- What you need to do
Calculate how many lines in the following records hold the word "React", and report that number without comment.

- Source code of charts
═══

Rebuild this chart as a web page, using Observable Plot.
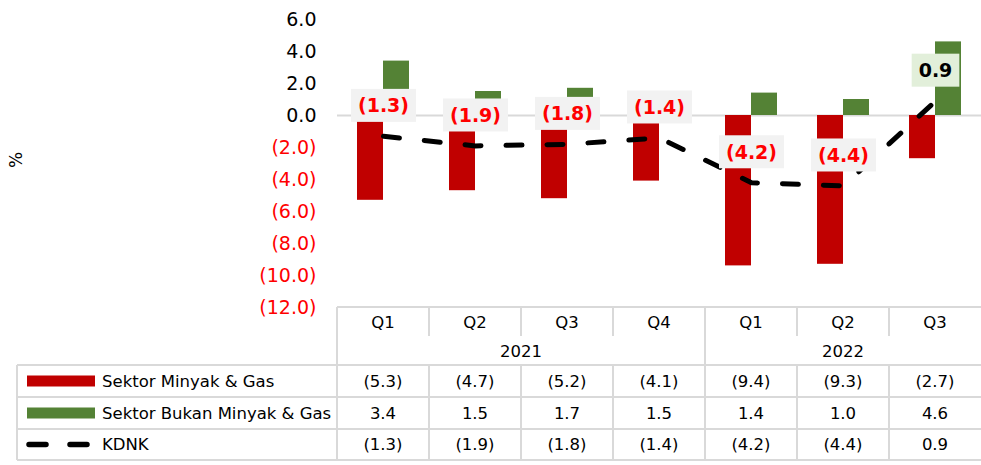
<!DOCTYPE html>
<html><head><meta charset="utf-8">
<script src="https://cdn.jsdelivr.net/npm/d3@7"></script>
<script src="https://cdn.jsdelivr.net/npm/@observablehq/plot@0.6"></script>
<style>body{margin:0;background:#fff} #chart{position:relative;width:981px;height:465px}</style>
</head><body><div id="chart"></div>
<script>
const years = ["2021","2021","2021","2021","2022","2022","2022"];
const quarters = ["Q1","Q2","Q3","Q4","Q1","Q2","Q3"];
const oilGas = [-5.3,-4.7,-5.2,-4.1,-9.4,-9.3,-2.7];
const nonOilGas = [3.4,1.5,1.7,1.5,1.4,1.0,4.6];
const kdnk = [-1.3,-1.9,-1.8,-1.4,-4.2,-4.4,0.9];
const seriesNames = ["Sektor Minyak & Gas","Sektor Bukan Minyak & Gas","KDNK"];
const yTicks = [-12,-10,-8,-6,-4,-2,0,2,4,6];
const yLabel = "%";

const keys = quarters.map((q,i)=>`${years[i]} ${q}`);
const rows = keys.map((k,i)=>({key:k, year:years[i], quarter:quarters[i], oil:oilGas[i], non:nonOilGas[i], kdnk:kdnk[i]}));
const fmt = v => v<0 ? `(${(-v).toFixed(1)})` : v.toFixed(1);
const RED="#c00000", GREEN="#548235", GRID="#d9d9d9", FONT="DejaVu Sans";

const plot = Plot.plot({
  width:981, height:465, marginLeft:337, marginRight:0, marginTop:19, marginBottom:158,
  style:{fontFamily:FONT, background:"#fff", overflow:"visible"},
  x:{domain:keys, type:"band", padding:0, axis:null},
  y:{domain:[-12,6], axis:null},
  marks:[
    Plot.ruleY([0], {stroke:GRID, strokeWidth:2}),
    Plot.barY(rows, {x:"key", y:"oil", fill:RED, insetLeft:20, insetRight:46}),
    Plot.barY(rows, {x:"key", y:"non", fill:GREEN, insetLeft:46, insetRight:20}),
    Plot.line(rows, {x:"key", y:"kdnk", stroke:"#000", strokeWidth:5, strokeDasharray:"16,25", strokeLinecap:"round", strokeLinejoin:"round"}),
    Plot.text(rows, {x:"key", y:"kdnk", text:d=>fmt(d.kdnk), dy:-30, fontSize:19, fontWeight:"bold", fill:d=>d.kdnk<0?"#ff0000":"#000000"}),
    Plot.axisY({ticks:yTicks, tickSize:0, tickPadding:21, tickFormat:fmt, fontSize:19, label:null})
  ]
});
document.getElementById("chart").appendChild(plot);
const svg = d3.select(plot);

// colour negative tick labels red
svg.selectAll('g[aria-label="y-axis tick label"] text').each(function(){
  const t = this.textContent;
  d3.select(this).attr("fill", t.startsWith("(") ? "#ff0000" : "#000");
});

// background boxes behind KDNK labels
const labelTexts = svg.selectAll('g[aria-label="text"] text').nodes();
labelTexts.forEach((node, i) => {
  const bb = node.getBBox();
  const v = kdnk[i];
  const cy = bb.y + bb.height/2;
  const r = document.createElementNS("http://www.w3.org/2000/svg","rect");
  const tr = node.getAttribute("transform");
  if (tr) r.setAttribute("transform", tr);
  r.setAttribute("x", bb.x - 7);
  r.setAttribute("width", bb.width + 14);
  r.setAttribute("y", cy - 16.5);
  r.setAttribute("height", 33);
  r.setAttribute("fill", v < 0 ? "#f2f2f2" : "#e2efda");
  r.setAttribute("stroke", "none");
  node.parentNode.insertBefore(r, node);
});

// y label
svg.append("text").attr("transform","translate(22,160) rotate(-90)")
  .attr("text-anchor","middle").attr("font-size",17).attr("font-family",FONT).text(yLabel);

// data table
const xs = plot.scale("x");
const bw = xs.bandwidth;
const left = xs.apply(keys[0]);
const right = xs.apply(keys[keys.length-1]) + bw;
const yTop = plot.scale("y").apply(-12);
const yQ = 336, yRows = [365, 397, 429, 460], legLeft = 17;
const g = svg.append("g").attr("stroke", GRID).attr("stroke-width", 2);
const line = (x1,y1,x2,y2) => g.append("line").attr("x1",x1).attr("y1",y1).attr("x2",x2).attr("y2",y2);
line(left, yTop, right, yTop);
yRows.forEach(y => line(legLeft, y, right, y));
line(left, yTop, left, yRows[3]);
line(legLeft, yRows[0], legLeft, yRows[3]);
keys.forEach((k,i)=>{
  if (i===0) return;
  const x = xs.apply(k);
  if (years[i] !== years[i-1]) line(x, yTop, x, yRows[3]);
  else { line(x, yTop, x, yQ); line(x, yRows[0], x, yRows[3]); }
});
const tg = svg.append("g").attr("font-family", FONT).attr("font-size", 16.5).attr("fill","#000");
const txt = (x,y,s,anchor="middle") => tg.append("text").attr("x",x).attr("y",y).attr("dy","0.35em").attr("text-anchor",anchor).text(s);
keys.forEach((k,i)=> txt(xs.apply(k)+bw/2, 322, quarters[i]));
d3.groups(keys.map((k,i)=>({k,y:years[i]})), d=>d.y).forEach(([yr, arr])=>{
  const x0 = xs.apply(arr[0].k), x1 = xs.apply(arr[arr.length-1].k) + bw;
  txt((x0+x1)/2, 351, yr);
});
const seriesVals = [oilGas, nonOilGas, kdnk];
seriesVals.forEach((vals, r)=>{
  const cy = (yRows[r] + yRows[r+1]) / 2;
  vals.forEach((v,i)=> txt(xs.apply(keys[i])+bw/2, cy, fmt(v)));
  txt(102, cy, seriesNames[r], "start");
  if (r < 2) {
    svg.append("rect").attr("x",27).attr("y",cy-5.5).attr("width",68).attr("height",11).attr("fill", r===0?RED:GREEN);
  } else {
    svg.append("line").attr("x1",29).attr("x2",88).attr("y1",cy).attr("y2",cy)
      .attr("stroke","#000").attr("stroke-width",5.5).attr("stroke-linecap","round").attr("stroke-dasharray","17,24");
  }
});
</script></body></html>
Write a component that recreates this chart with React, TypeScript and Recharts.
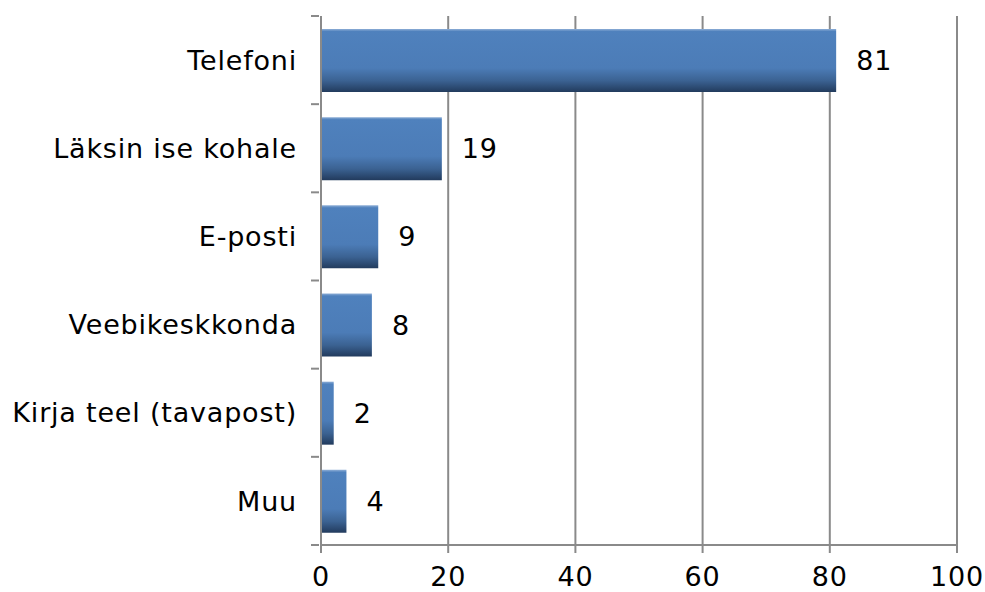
import React from "react";
import { BarChart, Bar, XAxis, YAxis, CartesianGrid, LabelList } from "recharts";

const categories = ["Telefoni", "Läksin ise kohale", "E-posti", "Veebikeskkonda", "Kirja teel (tavapost)", "Muu"];
const values = [81, 19, 9, 8, 2, 4];
const xTicks = [0, 20, 40, 60, 80, 100];

const data = categories.map((name, i) => ({ name, value: values[i] }));

const FONT = "'DejaVu Sans', Verdana, sans-serif";
const AXIS = "#8a8a8a";

const YTick = (props: any) => {
  const { x, y, payload, index } = props;
  const off = payload.offset || 0;
  const axisX = x + 8;
  return (
    <g>
      <line x1={axisX - 8} x2={axisX} y1={y - off} y2={y - off} stroke={AXIS} strokeWidth={2} />
      {index === categories.length - 1 && (
        <line x1={axisX - 8} x2={axisX} y1={y + off} y2={y + off} stroke={AXIS} strokeWidth={2} />
      )}
      <text x={x - 14} y={y} dy="0.36em" textAnchor="end" fontSize={27} fontFamily={FONT} fill="#000" letterSpacing={0.8}>
        {payload.value}
      </text>
    </g>
  );
};

export default function App() {
  return (
    <div style={{ position: "absolute", left: 0, top: 0, background: "#fff" }}>
      <BarChart
        width={985}
        height={592}
        data={data}
        layout="vertical"
        margin={{ top: 16, right: 28, bottom: 0, left: 0 }}
        barSize={63}
      >
        <defs>
          <linearGradient id="barGrad" x1="0" y1="0" x2="0" y2="1">
            <stop offset="0" stopColor="#8eaed6" />
            <stop offset="0.04" stopColor="#4f81bd" />
            <stop offset="0.62" stopColor="#4c7cb7" />
            <stop offset="0.82" stopColor="#3b6292" />
            <stop offset="1" stopColor="#223b5d" />
          </linearGradient>
        </defs>
        <CartesianGrid horizontal={false} vertical={true} stroke={AXIS} strokeWidth={2} />
        <XAxis
          type="number"
          domain={[0, 100]}
          ticks={xTicks}
          height={47}
          axisLine={{ stroke: AXIS, strokeWidth: 2 }}
          tickLine={{ stroke: AXIS, strokeWidth: 2 }}
          tickSize={8}
          tickMargin={14}
          tick={{ fontSize: 27, fontFamily: FONT, fill: "#000", letterSpacing: 0.8 }}
          interval={0}
        />
        <YAxis
          type="category"
          dataKey="name"
          width={321}
          axisLine={{ stroke: AXIS, strokeWidth: 2 }}
          tickLine={false}
          tickSize={8}
          tick={<YTick />}
          interval={0}
        />
        <Bar dataKey="value" fill="url(#barGrad)" isAnimationActive={false}>
          <LabelList
            dataKey="value"
            position="right"
            offset={20}
            style={{ fontSize: 27, fontFamily: FONT, fill: "#000", letterSpacing: 0.8 }}
          />
        </Bar>
      </BarChart>
    </div>
  );
}
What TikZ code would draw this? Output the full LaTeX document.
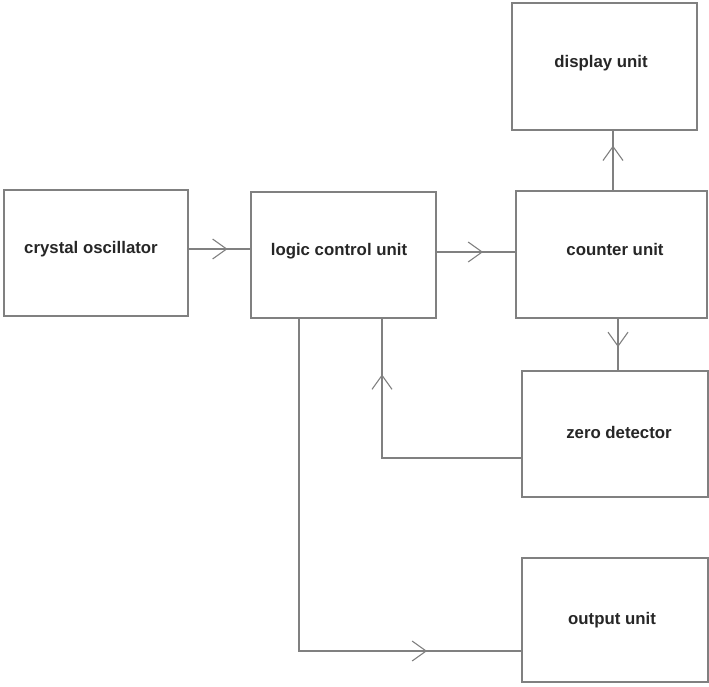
\documentclass[tikz,border=0pt]{standalone}
\usepackage{fontspec}
\setmainfont{Liberation Sans}
\usetikzlibrary{arrows.meta,decorations.markings}
\tikzset{
  blk/.style={draw=linecol,line width=1.3pt,minimum width=#1,inner sep=0pt},
  lbl/.style={inner sep=0pt,font=\fontsize{16.8}{19}\selectfont\bfseries,text=black!85},
  wire/.style={draw=linecol,line width=1.2pt},
  midarr/.style={postaction={decorate,decoration={markings,mark=at position #1 with {\arrow[linecol,line width=1.1pt]{Straight Barb[length=14pt,width=20pt]}}}}}
}
\definecolor{linecol}{gray}{0.5}
\begin{document}
\begin{tikzpicture}[x=1pt,y=-1pt]
\useasboundingbox (0,0) rectangle (709,686);
\node[blk=184pt,minimum height=126pt] (osc) at (96,253) {};
\node[blk=185pt,minimum height=126pt] (logic) at (343.5,255) {};
\node[blk=191pt,minimum height=127pt] (counter) at (611.5,254.5) {};
\node[blk=185pt,minimum height=127pt] (display) at (604.5,66.5) {};
\node[blk=186pt,minimum height=126pt] (zero) at (615,434) {};
\node[blk=186pt,minimum height=124pt] (output) at (615,620) {};
\node[lbl] (tosc) at (91,249) {crystal oscillator};
\node[lbl] (tlogic) at (339,251) {logic control unit};
\node[lbl] (tcounter) at (615,249) {counter unit};
\node[lbl] (tdisplay) at (601,63) {display unit};
\node[lbl] (tzero) at (619,432) {zero detector};
\node[lbl] (toutput) at (612,620) {output unit};
\coordinate (ya) at (0,249);
\coordinate (yb) at (0,252);
\coordinate (xc) at (613,0);
\coordinate (xd) at (618,0);
\coordinate (ze) at (382,458);
\coordinate (lo) at (299,651);
\draw[wire,midarr=0.63] (osc.east |- ya) -- (logic.west |- ya);
\draw[wire,midarr=0.59] (logic.east |- yb) -- (counter.west |- yb);
\draw[wire,midarr=0.75] (counter.north -| xc) -- (display.south -| xc);
\draw[wire,midarr=0.55] (counter.south -| xd) -- (zero.north -| xd);
\draw[wire,midarr=0.80] (zero.west |- ze) -- (ze) -- (logic.south -| ze);
\draw[wire,midarr=0.83] (logic.south -| lo) -- (lo) -- (output.west |- lo);
\end{tikzpicture}
\end{document}
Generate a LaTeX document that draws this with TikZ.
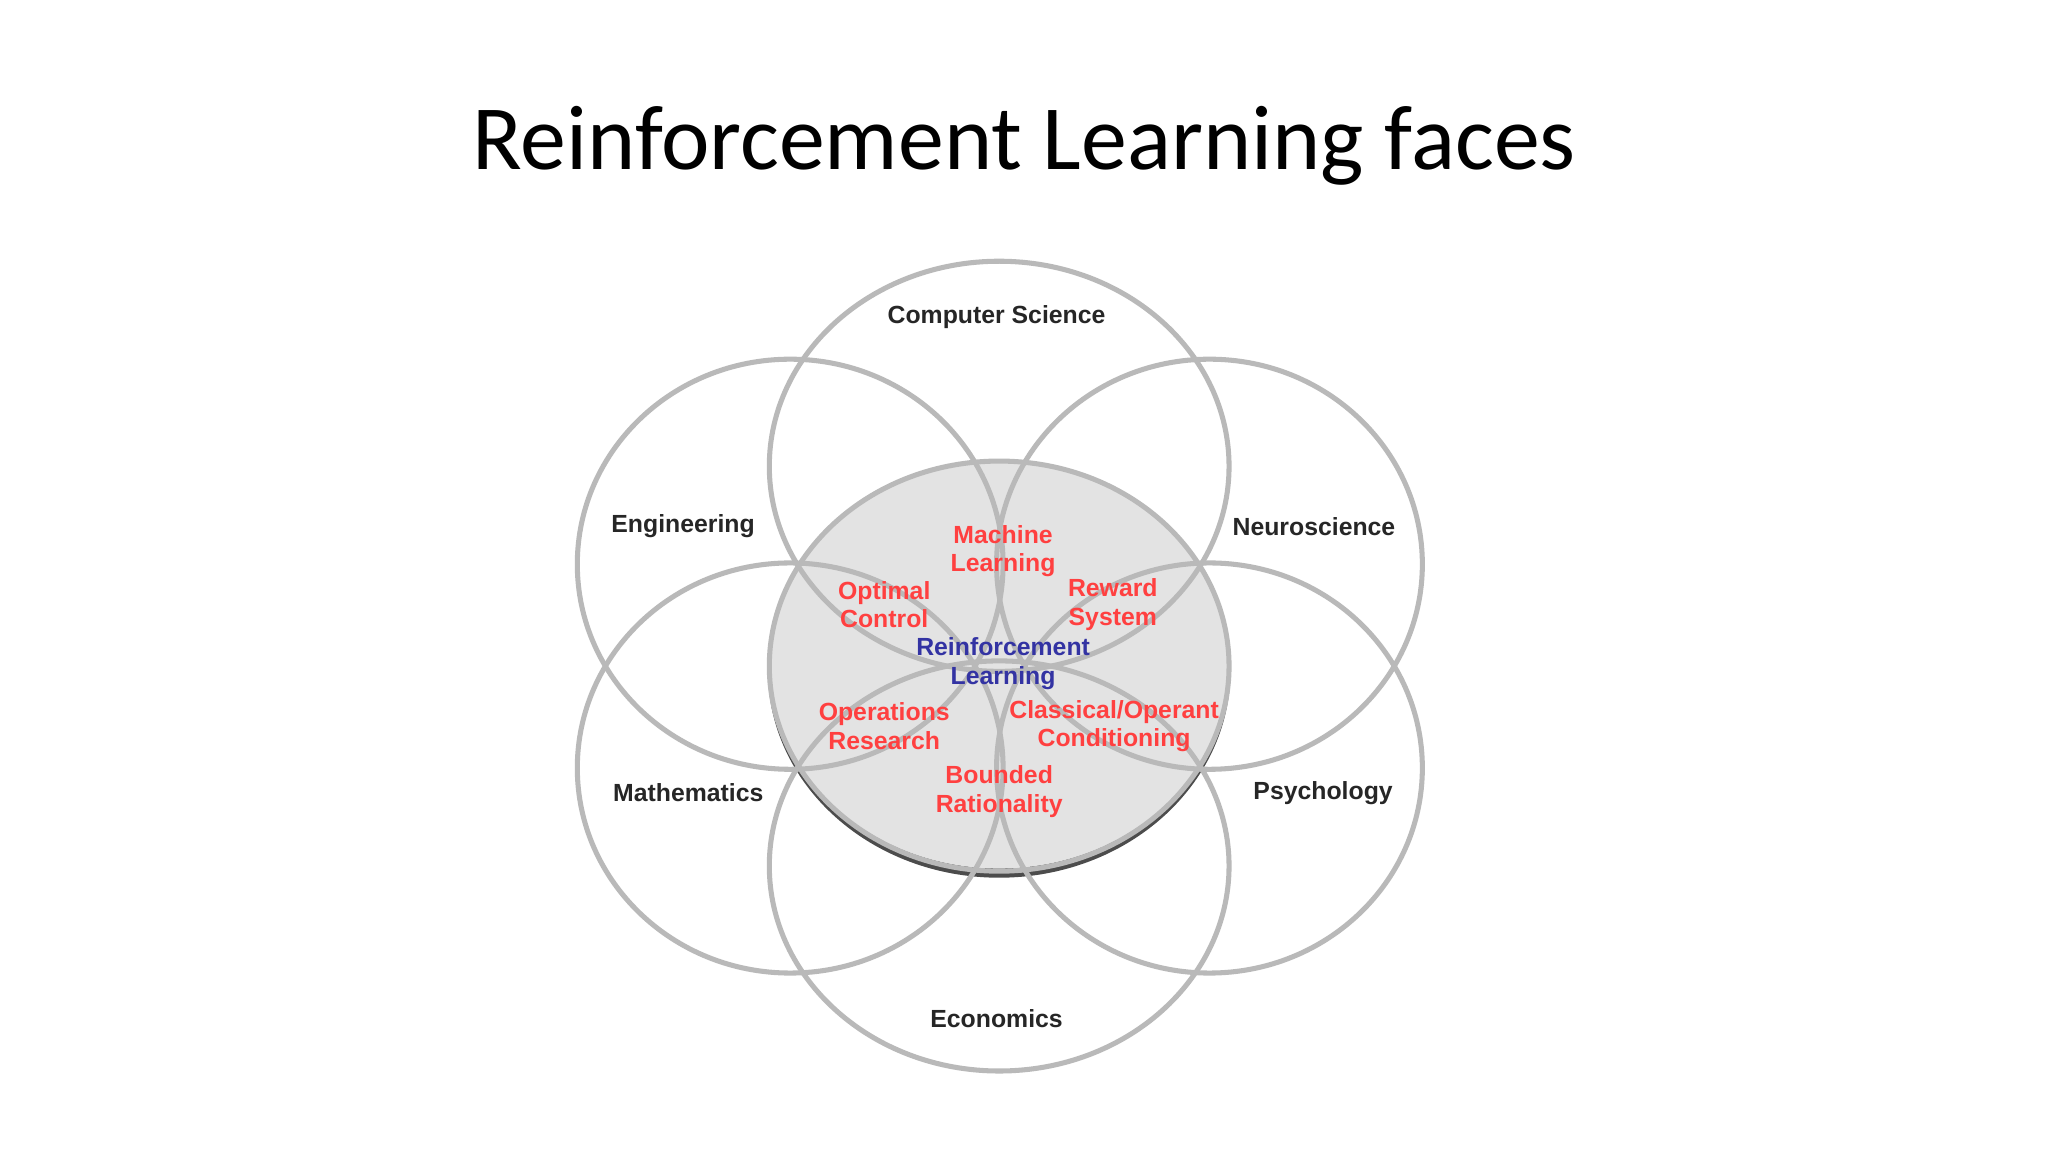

═══

- Result
2